We can also write this as:
11! - 2 * 10! = (11 * 10!) - (2 * 10!) = (11 - 2) * 10! = 9 * 10!

Alternative answer

Answer: 32,659,200 Explain
This is a question about <arranging people around a table, and making sure certain people don't sit together. We'll use a trick called complementary counting!> . The solving step is:

First, let's figure out all the possible ways to seat 12 people at a round table without any rules.
1. **Total ways to seat 12 people:** If people sit in a line, there are 12 * 11 * 10 * ... * 1 ways to arrange them (that's called 12 factorial, written as 12!). But for a round table, it's a bit different because if everyone shifts one seat, it's still the same arrangement. So, we imagine one person sits down first to fix a spot. Then there are 11 other people to arrange in the remaining 11 seats. This means there are 11 * 10 * 9 * ... * 1 ways, which is 11! (eleven factorial).
11! = 39,916,800 ways.

Next, we figure out the number of ways the certain pair *does* sit together. This is the opposite of what the question asks, but it makes it easier!
2. **Ways the certain pair (let's call them A and B) sit next to each other:**
* Imagine A and B are super glued together and become one "super-person." Now, instead of 12 individual people, we have 11 "units" to arrange (10 regular people + the A-B super-person).
* Arranging these 11 "units" around a round table is just like arranging 11 people: (11-1)! = 10! ways.
* 10! = 3,628,800 ways.
* But wait! Inside the A-B super-person, A and B can swap places (A then B, or B then A). That's 2 different ways they can sit next to each other.
* So, the total ways for A and B to sit together is 10! * 2 = 3,628,800 * 2 = 7,257,600 ways.
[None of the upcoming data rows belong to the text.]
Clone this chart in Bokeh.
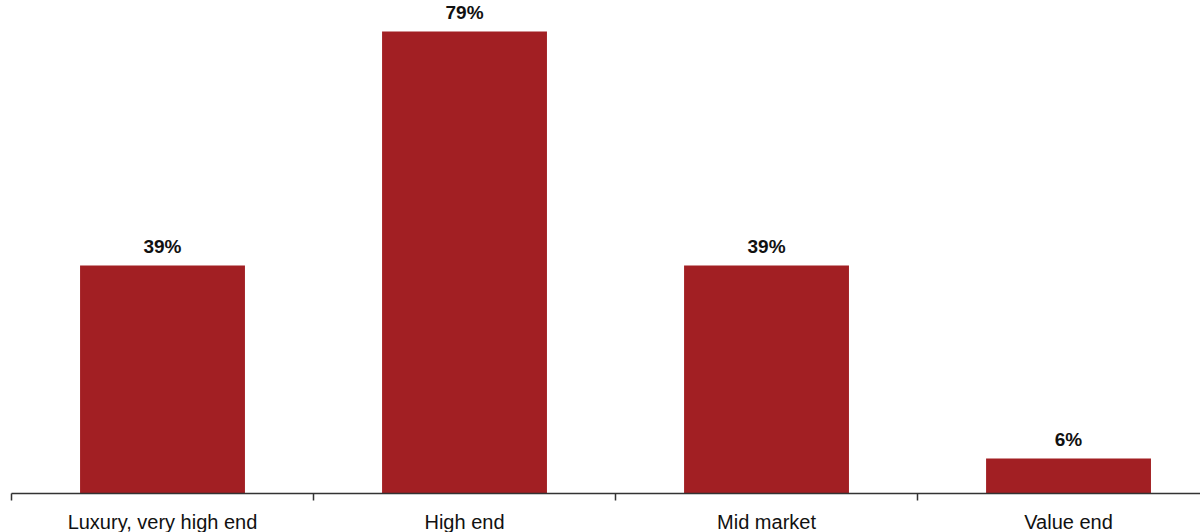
from bokeh.plotting import figure
from bokeh.models import ColumnDataSource, Range1d, FixedTicker
from bokeh.core.properties import value
from bokeh.embed import file_html
from bokeh.resources import INLINE

categories = ["Luxury, very high end", "High end", "Mid market", "Value end"]
shares = [39, 79, 39, 6]

BAR_COLOR = "#A21F23"
FONT = "Liberation Sans"

centers = [i + 0.5 for i in range(len(categories))]
src = ColumnDataSource(dict(
    x=centers,
    y=shares,
    label=[f"{v}%" for v in shares],
))

p = figure(
    frame_width=1189, frame_height=493,
    x_range=Range1d(0, 3.937),
    y_range=Range1d(0, 84.3),
    output_backend="svg", toolbar_location=None,
    min_border_left=11, min_border_right=0,
    min_border_top=0, min_border_bottom=0,
)
p.outline_line_color = None
p.grid.grid_line_color = None
p.yaxis.visible = False
p.background_fill_color = "white"
p.border_fill_color = "white"

p.vbar(x="x", top="y", bottom=0, width=0.546, source=src,
       fill_color=BAR_COLOR, line_color=None)

# value labels sit a few pixels above each bar
p.text(x="x", y="y", text="label", source=src,
       text_font=value(FONT), text_font_size="19px", text_font_style="bold",
       text_align="center", text_baseline="bottom", y_offset=-8,
       text_color="#111111")

xa = p.xaxis[0]
xa.ticker = FixedTicker(ticks=centers, minor_ticks=list(range(len(categories) + 1)))
xa.major_label_overrides = {c: name for c, name in zip(centers, categories)}
xa.major_tick_out = 0
xa.major_tick_in = 0
xa.minor_tick_out = 7
xa.minor_tick_in = 0
xa.minor_tick_line_color = "#333333"
xa.minor_tick_line_width = 1.5
xa.axis_line_color = "#333333"
xa.axis_line_width = 1.5
xa.major_label_standoff = 10
xa.major_label_text_font = FONT
xa.major_label_text_font_size = "20px"
xa.major_label_text_color = "#111111"

open("out.html", "w").write(file_html(p, INLINE))
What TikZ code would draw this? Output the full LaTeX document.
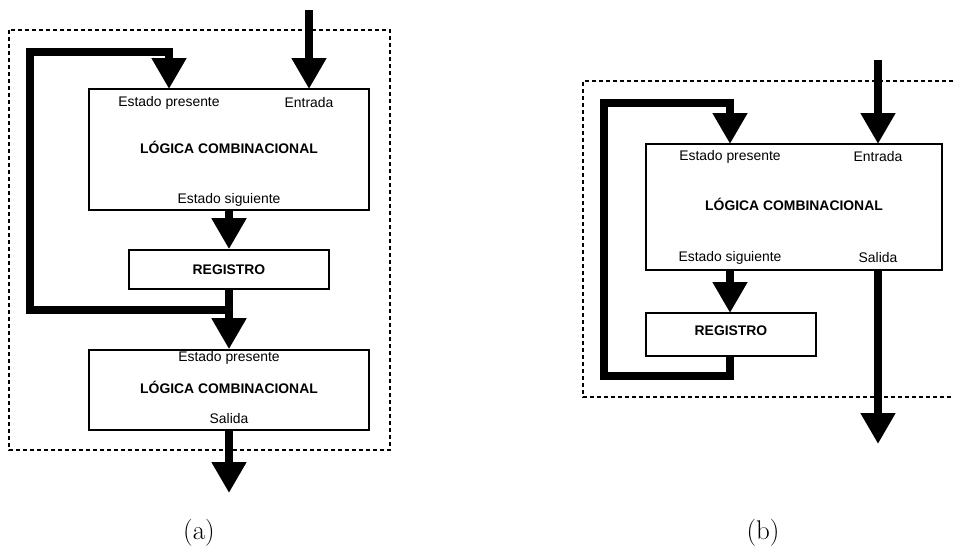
\documentclass[tikz,border=0pt]{standalone}
\usepackage{fontspec}
\newfontfamily\sansf{Liberation Sans}
\usetikzlibrary{arrows.meta}
\tikzset{
  blk/.style={draw, line width=1.6pt, inner sep=0pt, fill=white},
  lbl/.style={inner sep=0pt, font=\sansf\fontsize{13.9}{16}\selectfont},
  blbl/.style={inner sep=0pt, font=\sansf\bfseries\fontsize{13.9}{16}\selectfont},
  fat/.style={line width=8.5pt, line join=miter, line cap=butt},
  fatarrow/.style={fat, -{Triangle[length=31pt,width=33pt]}},
  frame/.style={line width=1.3pt, dash pattern=on 4pt off 3pt},
  captext/.style={inner sep=0pt, font=\fontsize{27}{32}\selectfont}
}
\begin{document}
\begin{tikzpicture}[x=1pt,y=-1pt]
\useasboundingbox (0,0) rectangle (953,550);

% ---------------- (a) ----------------
\draw[frame] (9,30) rectangle (390,450);

\node[blk, minimum width=280pt, minimum height=121pt] (la) at (229,149.5) {};
\node[blk, minimum width=200pt, minimum height=39pt] (ra) at (229,269.5) {};
\node[blk, minimum width=280pt, minimum height=80pt] (sa) at (229,390) {};

\node[lbl]  (la-ep) at (169,103) {Estado presente};
\node[lbl]  (la-in) at (309,103) {Entrada};
\node[blbl] (la-t)  at (229,147) {LÓGICA COMBINACIONAL};
\node[lbl]  (la-es) at (229,200) {Estado siguiente};
\node[blbl] (ra-t)  at (229,269.5) {REGISTRO};

\coordinate (ina) at (309,10);
\coordinate (ina-e) at (309,89);
\coordinate (fba-j) at (229,310);
\coordinate (fba-1) at (30,310);
\coordinate (fba-2) at (30,52);
\coordinate (fba-3) at (169,52);
\coordinate (fba-e) at (169,89);
\coordinate (outa) at (229,493);

\draw[fatarrow] (ina) -- (ina-e);
\draw[fatarrow] (la.south) -- (ra.north);
\draw[fat] (fba-j) -- (fba-1) -- (fba-2) -- (fba-3) -- (169,60);
\draw[fatarrow] (fba-3) -- (fba-e);
\draw[fatarrow] (ra.south) -- (sa.north);

% label over the arrow tip
\node[lbl]  (sa-ep) at (229,358) {Estado presente};
\node[blbl] (sa-t)  at (229,387) {LÓGICA COMBINACIONAL};
\node[lbl]  (sa-s)  at (229,419) {Salida};
\draw[fatarrow] (sa.south) -- (outa);

\node[captext] (capa) at (199,533) {(a)};

% ---------------- (b) ----------------
\draw[frame] (953,81) -- (583,81) -- (583,397) -- (953,397);

\node[blk, minimum width=296pt, minimum height=126pt] (lb) at (794,207) {};
\node[blk, minimum width=170pt, minimum height=43pt] (rb) at (731,334.5) {};

\node[lbl]  (lb-ep) at (730,157) {Estado presente};
\node[lbl]  (lb-in) at (878,157) {Entrada};
\node[blbl] (lb-t)  at (794,204) {LÓGICA COMBINACIONAL};
\node[lbl]  (lb-es) at (730,258) {Estado siguiente};
\node[lbl]  (lb-s)  at (878,258) {Salida};
\node[blbl] (rb-t)  at (731,331) {REGISTRO};

\coordinate (inb) at (878,60);
\coordinate (inb-e) at (878,144);
\coordinate (lb-ss) at (730,270);
\coordinate (lb-os) at (878,270);
\coordinate (rb-n) at (730,313);
\coordinate (rb-s) at (730,356);
\coordinate (fbb-1) at (730,376);
\coordinate (fbb-2) at (604,376);
\coordinate (fbb-3) at (604,103);
\coordinate (fbb-4) at (730,103);
\coordinate (fbb-e) at (730,144);
\coordinate (outb) at (878,444);

\draw[fatarrow] (inb) -- (inb-e);
\draw[fatarrow] (lb-ss) -- (rb-n);
\draw[fat] (rb-s) -- (fbb-1) -- (fbb-2) -- (fbb-3) -- (fbb-4) -- (730,110);
\draw[fatarrow] (fbb-4) -- (fbb-e);
\draw[fatarrow] (lb-os) -- (outb);

\node[captext] (capb) at (763,533) {(b)};
\end{tikzpicture}
\end{document}
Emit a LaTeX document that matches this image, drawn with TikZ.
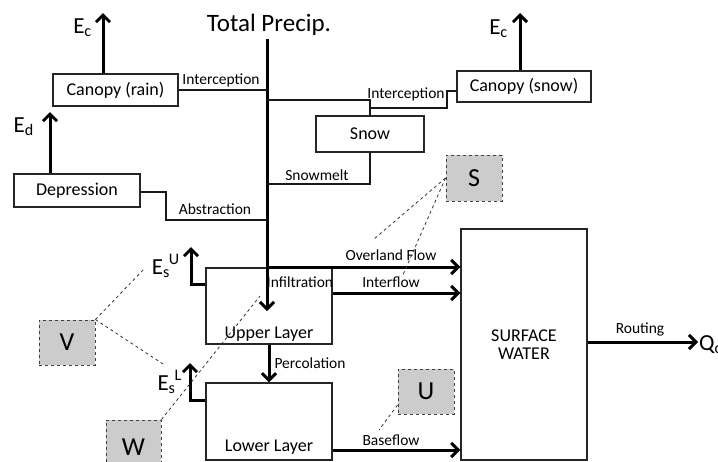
\documentclass[tikz,border=0pt]{standalone}
\usepackage{fontspec}
\setmainfont{Carlito}
\usetikzlibrary{arrows.meta}
\begin{document}
\begin{tikzpicture}[x=1pt,y=-1pt,
  box/.style={draw=black!85, line width=1.4pt, rectangle, inner sep=0pt, font=\fontsize{18}{20}\selectfont},
  gbox/.style={draw=black!75, dashed, fill=black!20, line width=0.9pt, rectangle, inner sep=0pt, font=\fontsize{26}{28}\selectfont},
  lab/.style={font=\fontsize{15.5}{17}\selectfont, inner sep=0pt},
  big/.style={font=\fontsize{23}{25}\selectfont, inner sep=0pt},
  conn/.style={line width=2pt, black!90},
  arr/.style={line width=3pt, -{Straight Barb[length=7pt,width=14pt]}},
  dl/.style={dashed, line width=0.8pt, black!80}
]
\useasboundingbox (0,0) rectangle (718,461);
% boxes
\node[box, minimum width=125pt, minimum height=32pt] (crain) at (115.5,90) {Canopy (rain)};
\node[box, minimum width=134pt, minimum height=31pt] (csnow) at (524,86.5) {Canopy (snow)};
\node[box, minimum width=108pt, minimum height=36pt] (snow) at (370,134) {Snow};
\node[box, minimum width=126pt, minimum height=33pt] (dep) at (77,190.5) {Depression};
\node[box, minimum width=126pt, minimum height=76pt] (upper) at (269,306) {};
\node[box, minimum width=126pt, minimum height=77pt] (lower) at (269,421.5) {};
\node[box, minimum width=126pt, minimum height=231pt, align=center] (sw) at (524,344.5) {SURFACE\\[-2pt]WATER};
\node[font=\fontsize{18}{20}\selectfont, inner sep=0pt] (ul) at (269,334) {Upper Layer};
\node[font=\fontsize{18}{20}\selectfont, inner sep=0pt] (ll) at (269,447) {Lower Layer};
% gray boxes
\node[gbox, minimum width=56pt, minimum height=46pt] (S) at (474,178) {S};
\node[gbox, minimum width=56pt, minimum height=45pt] (V) at (67,342.5) {V};
\node[gbox, minimum width=56pt, minimum height=45pt] (U) at (426,391.5) {U};
\node[gbox, minimum width=55pt, minimum height=55pt] (W) at (133.5,447.5) {W};
% titles / outputs
\node[font=\fontsize{25}{27}\selectfont, inner sep=0pt] (tp) at (269,25) {Total Precip.};
\node[big, anchor=base east] (ec1) at (92,33) {E\textsubscript{c}};
\node[big, anchor=base east] (ec2) at (508,34) {E\textsubscript{c}};
\node[big, anchor=base east] (ed) at (34,132) {E\textsubscript{d}};
\node[big, anchor=base east] (esu) at (180,274) {E\textsubscript{s}\kern-1pt\textsuperscript{U}};
\node[big, anchor=base east] (esl) at (182,390) {E\textsubscript{s}\kern-1pt\textsuperscript{L}};
\node[big, anchor=base west] (q) at (699,350) {Q\textsubscript{c}};
% labels
\node[lab] (li1) at (221,80) {Interception};
\node[lab] (li2) at (406,94) {Interception};
\node[lab] (lsm) at (317,175) {Snowmelt};
\node[lab] (lab) at (215,209) {Abstraction};
\node[lab] (linf) at (300,282) {Infiltration};
\node[lab] (lperc) at (310,363) {Percolation};
\node[lab] (lof) at (391,255) {Overland Flow};
\node[lab] (lif) at (391,282) {Interflow};
\node[lab] (lbf) at (391,440) {Baseflow};
\node[lab] (lrt) at (640,329) {Routing};
% coordinates
\coordinate (top) at (267,39);
\coordinate (tip) at (267,311);
\coordinate (a1) at (447,108);
\coordinate (a2) at (447,91);
\coordinate (b1) at (166,192);
\coordinate (b2) at (166,220);
\coordinate (esuc) at (191,284);
\coordinate (eslc) at (190,400);
% main precipitation line
\draw[arr] (top) -- (tip);
% branches
\draw[conn] (crain.east |- 0,90) -- (top |- 0,90);
\draw[conn] (top |- 0,100) -| (snow.north);
\draw[conn] (snow.north |- a1) -- (a1) -- (a2) -- (csnow.west |- a2);
\draw[conn] (snow.south) |- (top |- 0,184);
\draw[conn] (dep.east |- b1) -- (b1) -- (b2) -- (top |- b2);
% overland / interflow / baseflow
\draw[arr] (top |- 0,267) -- (sw.west |- 0,267);
\draw[arr] (upper.east |- 0,293) -- (sw.west |- 0,293);
\draw[arr] (lower.east |- 0,450) -- (sw.west |- 0,450);
\draw[arr] (sw.east |- 0,342) -- (698,342);
% percolation
\draw[arr] (upper.south) -- (lower.north);
% evaporation arrows
\draw[arr] (crain.north -| 103,0) -- (103,13);
\draw[arr] (csnow.north -| 520,0) -- (520,13);
\draw[arr] (dep.north -| 50,0) -- (50,112);
\draw[arr] (upper.west |- esuc) -- (esuc) -- (191,247);
\draw[arr] (lower.west |- eslc) -- (eslc) -- (190,363);
% dashed pointers
\draw[dl] (S.west) -- (374,239);
\draw[dl] (S.west) -- (402,277);
\draw[dl] (V.north east) -- (145,268);
\draw[dl] (V.north east) -- (163,364);
\draw[dl] (W.north east) -- (260,296);
\draw[dl] (U.west |- 0,405) -- (379,430);
\end{tikzpicture}
\end{document}
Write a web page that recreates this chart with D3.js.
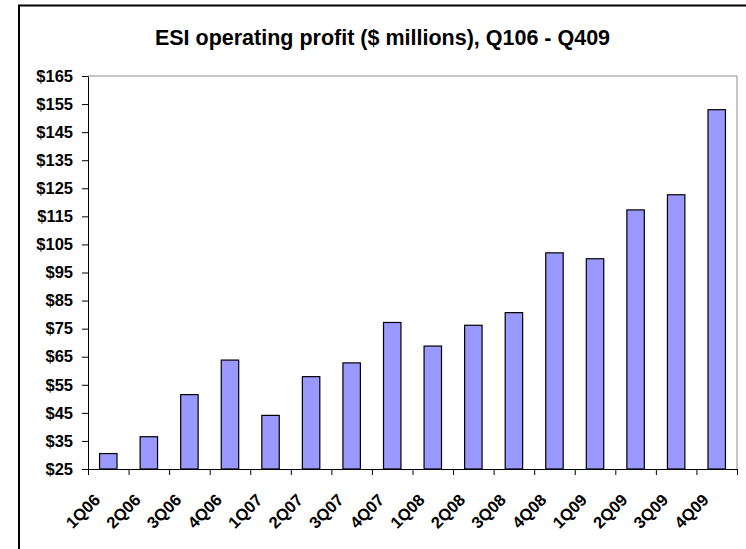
<!DOCTYPE html>
<html>
<head>
<meta charset="utf-8">
<script src="https://cdn.jsdelivr.net/npm/d3@7"></script>
<style>
  html, body { margin: 0; padding: 0; background: #fff; }
  svg { display: block; font-family: "Liberation Sans", Arial, sans-serif; }
</style>
</head>
<body>
<svg id="chart" width="746" height="549"></svg>
<script>
// Quarterly ESI operating profit, $ millions
const quarters = ["1Q06","2Q06","3Q06","4Q06","1Q07","2Q07","3Q07","4Q07",
                  "1Q08","2Q08","3Q08","4Q08","1Q09","2Q09","3Q09","4Q09"];
const profit = [30.5, 36.5, 51.5, 63.8, 44.1, 57.9, 62.8, 77.2,
                68.8, 76.2, 80.7, 102, 99.9, 117.3, 122.7, 153];
const yTicks = [25, 35, 45, 55, 65, 75, 85, 95, 105, 115, 125, 135, 145, 155, 165];
const titleText = "ESI operating profit ($ millions), Q106 - Q409";

const svg = d3.select("#chart");
const plot = { left: 88, right: 737, top: 76, bottom: 469 };

// outer chart frame (right and bottom edges run past the page)
svg.append("rect")
  .attr("x", 19).attr("y", 5.5)
  .attr("width", 760).attr("height", 560)
  .attr("fill", "#fff").attr("stroke", "#000").attr("stroke-width", 2);

svg.append("text")
  .attr("x", 382.5).attr("y", 45)
  .attr("text-anchor", "middle")
  .attr("font-size", "21.5px").attr("font-weight", "bold")
  .text(titleText);

const x = d3.scaleBand()
  .domain(quarters)
  .range([plot.left, plot.right])
  .paddingInner(0.57).paddingOuter(0.285);

const slot = d3.scaleLinear().domain([0, quarters.length]).range([plot.left, plot.right]);

const y = d3.scaleLinear().domain([25, 165]).range([plot.bottom, plot.top]);

// plot area border (top/right in grey)
svg.append("path")
  .attr("d", `M${plot.left},${plot.top}H${plot.right}V${plot.bottom}`)
  .attr("fill", "none").attr("stroke", "#8c8c8c").attr("stroke-width", 1);

// bars
svg.append("g").selectAll("rect")
  .data(profit)
  .join("rect")
  .attr("x", (d, i) => x(quarters[i]))
  .attr("y", d => y(d))
  .attr("width", x.bandwidth())
  .attr("height", d => y(25) - y(d))
  .attr("fill", "#9999ff")
  .attr("stroke", "#000").attr("stroke-width", 1.2);

// y axis
const yAxis = svg.append("g")
  .attr("transform", `translate(${plot.left},0)`)
  .call(d3.axisLeft(y).tickValues(yTicks).tickFormat(d => "$" + d)
        .tickSize(6).tickPadding(9).tickSizeOuter(0));
yAxis.select(".domain").attr("stroke", "#000");
yAxis.selectAll(".tick line").attr("stroke", "#000");
yAxis.selectAll("text")
  .attr("font-size", "16.5px").attr("font-weight", "bold")
  .attr("font-family", "'Liberation Sans', Arial, sans-serif")
  .attr("fill", "#000");

// x axis: ticks on category boundaries
const xAxis = svg.append("g")
  .attr("transform", `translate(0,${plot.bottom})`)
  .call(d3.axisBottom(slot).tickValues(d3.range(quarters.length + 1))
        .tickFormat("").tickSize(6).tickSizeOuter(0));
xAxis.select(".domain").attr("stroke", "#000");
xAxis.selectAll(".tick line").attr("stroke", "#000");

// rotated category labels
svg.append("g").selectAll("text")
  .data(quarters)
  .join("text")
  .attr("transform", d => `translate(${x(d) + x.bandwidth() / 2 - 7},${plot.bottom + 32}) rotate(-45)`)
  .attr("text-anchor", "end")
  .attr("font-size", "16.5px").attr("font-weight", "bold")
  .text(d => d);
</script>
</body>
</html>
Finally, we subtract the "bad" arrangements from the "total" arrangements to find the answer!
3. **Ways the pair *do not* sit next to each other:**
* We take the total number of ways to seat everyone and subtract the ways A and B sit together.
* Total ways - Ways A and B sit together = 11! - (10! * 2)
* 39,916,800 - 7,257,600 = 32,659,200 ways.

So, there are 32,659,200 ways for the 12 people to be seated if that certain pair refuses to sit next to each other!